Sant Ram And Ors. vs Labh Singh And Anr. on 28 August, 1961
Second AppealCourt
Date
Bench
Citation
Keywords
Pre-emption, Customary Law, Mohammadan Law, Constitutional Validity, Article 19(1)(f), Article 19(5), Article 13, Fundamental Rights, Right to Property, Reasonable Restrictions, Public Interest, Shafi-e-jar, Shafi-e-Khalit, Vicinage, Appurtenances, Estoppel, Acquiescence, Second Appeal.
Sections & Acts
* Constitution of India: Article 13, Article 14, Article 19(1)(f), Article 19(5), Article 19(6), Article 31(1) * Agra Pre-emption Act (XI of 1922) * Punjab Pre-emption Act (I of 1913) * Berar Land Revenue Code, 1928, Chapter XIV * Gwalior Pre-emption Act (1992 Sm) * Law of Pre-emption in Marwar, Section 3 * Alwar State Pre-emption Act, Section 15
Case details are shown in the header and cards above. Below is the synopsis extracted from the judgment summary.
Subject
Constitutional validity of customary law of pre-emption under Article 19(1)(f) read with Article 13 of the Constitution, and its saving under Article 19(5).
Key Legal Propositions
- The right of pre-emption, recognized as an incident of property running with the land, constitutes a restriction or limitation on the fundamental right to acquire, hold, and dispose of property guaranteed by Article 19(1)(f) of the Constitution.
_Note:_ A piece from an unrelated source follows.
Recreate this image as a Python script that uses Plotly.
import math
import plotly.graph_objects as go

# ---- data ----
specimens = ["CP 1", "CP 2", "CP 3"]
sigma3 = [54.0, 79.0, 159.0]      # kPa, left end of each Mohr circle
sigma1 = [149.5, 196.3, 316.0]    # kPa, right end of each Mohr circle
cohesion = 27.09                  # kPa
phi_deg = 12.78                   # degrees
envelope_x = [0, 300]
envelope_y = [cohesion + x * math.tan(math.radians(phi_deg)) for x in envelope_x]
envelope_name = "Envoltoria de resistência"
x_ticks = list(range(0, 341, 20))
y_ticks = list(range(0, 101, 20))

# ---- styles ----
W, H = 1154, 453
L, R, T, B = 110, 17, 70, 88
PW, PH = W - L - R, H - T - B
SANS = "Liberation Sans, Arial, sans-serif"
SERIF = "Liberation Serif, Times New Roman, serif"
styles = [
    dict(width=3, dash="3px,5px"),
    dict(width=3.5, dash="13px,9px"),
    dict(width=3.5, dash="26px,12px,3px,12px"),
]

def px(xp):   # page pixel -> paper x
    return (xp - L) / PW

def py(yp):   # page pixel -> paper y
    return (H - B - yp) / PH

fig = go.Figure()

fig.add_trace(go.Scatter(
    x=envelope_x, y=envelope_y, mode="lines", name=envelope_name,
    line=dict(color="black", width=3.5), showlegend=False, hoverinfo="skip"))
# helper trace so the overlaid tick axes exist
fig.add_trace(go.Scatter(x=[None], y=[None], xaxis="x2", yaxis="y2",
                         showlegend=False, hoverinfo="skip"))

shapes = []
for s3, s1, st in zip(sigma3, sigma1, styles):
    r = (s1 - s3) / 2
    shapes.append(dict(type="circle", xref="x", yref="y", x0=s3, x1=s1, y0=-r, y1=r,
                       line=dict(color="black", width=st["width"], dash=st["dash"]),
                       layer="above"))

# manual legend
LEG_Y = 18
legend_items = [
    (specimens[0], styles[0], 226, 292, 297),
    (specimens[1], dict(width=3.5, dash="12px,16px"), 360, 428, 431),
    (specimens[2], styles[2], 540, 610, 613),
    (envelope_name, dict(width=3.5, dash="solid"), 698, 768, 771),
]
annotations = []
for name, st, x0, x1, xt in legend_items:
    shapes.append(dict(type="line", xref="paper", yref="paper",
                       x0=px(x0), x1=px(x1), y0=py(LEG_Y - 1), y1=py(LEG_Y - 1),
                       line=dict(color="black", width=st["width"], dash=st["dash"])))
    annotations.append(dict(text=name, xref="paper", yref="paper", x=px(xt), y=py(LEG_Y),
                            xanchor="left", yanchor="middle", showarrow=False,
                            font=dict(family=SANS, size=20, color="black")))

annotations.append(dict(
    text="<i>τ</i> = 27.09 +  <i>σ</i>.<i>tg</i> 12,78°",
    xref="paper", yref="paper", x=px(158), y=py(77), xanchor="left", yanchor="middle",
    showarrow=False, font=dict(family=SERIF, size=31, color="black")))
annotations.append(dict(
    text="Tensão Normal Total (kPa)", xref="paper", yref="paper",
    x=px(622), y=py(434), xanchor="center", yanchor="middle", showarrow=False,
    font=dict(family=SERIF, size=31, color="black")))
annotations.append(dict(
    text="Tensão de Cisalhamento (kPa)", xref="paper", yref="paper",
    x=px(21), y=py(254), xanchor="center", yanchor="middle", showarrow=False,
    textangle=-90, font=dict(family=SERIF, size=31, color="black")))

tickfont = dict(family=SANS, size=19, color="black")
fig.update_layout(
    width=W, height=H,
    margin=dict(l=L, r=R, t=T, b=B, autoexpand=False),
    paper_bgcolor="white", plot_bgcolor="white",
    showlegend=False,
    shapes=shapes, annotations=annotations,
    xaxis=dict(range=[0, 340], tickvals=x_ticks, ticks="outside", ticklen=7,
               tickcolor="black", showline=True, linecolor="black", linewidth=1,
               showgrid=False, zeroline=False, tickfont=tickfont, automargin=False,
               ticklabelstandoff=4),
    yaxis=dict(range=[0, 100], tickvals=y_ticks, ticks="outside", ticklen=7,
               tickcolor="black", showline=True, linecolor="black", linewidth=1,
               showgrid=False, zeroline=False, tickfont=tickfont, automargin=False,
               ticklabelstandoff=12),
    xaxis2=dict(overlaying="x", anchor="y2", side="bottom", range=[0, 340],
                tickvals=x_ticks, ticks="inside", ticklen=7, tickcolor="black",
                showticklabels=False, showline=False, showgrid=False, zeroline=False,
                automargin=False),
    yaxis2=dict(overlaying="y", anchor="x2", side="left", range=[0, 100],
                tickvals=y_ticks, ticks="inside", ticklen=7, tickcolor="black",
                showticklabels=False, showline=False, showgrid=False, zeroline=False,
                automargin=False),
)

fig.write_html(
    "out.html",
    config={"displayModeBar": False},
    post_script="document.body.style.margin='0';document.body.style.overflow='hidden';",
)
- The restrictions imposed by the customary law of pre-emption, including those based on vicinage (Shafi-e-jar) and sharing in appurtenances (Shafi-e-Khalit), are "reasonable restrictions" and are "in the interest of the general public" within the meaning of Article 19(5).
- Consequently, the customary law of pre-emption is not rendered void by Article 13 of the Constitution after its coming into force, but continues to be a valid and enforceable law.
Judgment Summary
Background
Two second appeals, S.A. No. 620 of 1957 and S.A. No. 2656 of 1959, were referred to a larger bench due to conflicting authorities on the constitutional validity of the customary law of pre-emption. In S.A. No. 620 of 1957, the pre-emptor (respondent) claimed a right based on vicinage (Shafi-e-jar) under a custom prevalent in Milak. The trial court dismissed the suit, but the lower appellate court decreed it, rejecting the vendee's plea that the law of pre-emption had become unconstitutional post-Constitution. A Single Judge referred the question of its constitutionality to a Division Bench. In S.A. No. 2656 of 1959, the pre-emptor claimed rights as both Shafi-e-jar and Shafi-e-Khalit based on custom in Varanasi. The trial court decreed the suit. The appellate court, while confirming the decree, held that pre-emption based on vicinage was unconstitutional, but upheld the right based on sharing appendages (Shafi-e-Khalit). The vendee appealed, contending the entire law of pre-emption was void under Article 13 read with Article 19(1)(f) and also raised a plea of estoppel/acquiescence. This appeal was also referred to a larger bench. The common question for both appeals was whether the customary law of pre-emption, particularly rights based on vicinage or sharing appendages, became void after the Constitution's enactment, under Article 19(1)(f) read with Article 13, or if it was saved by Article 19(5).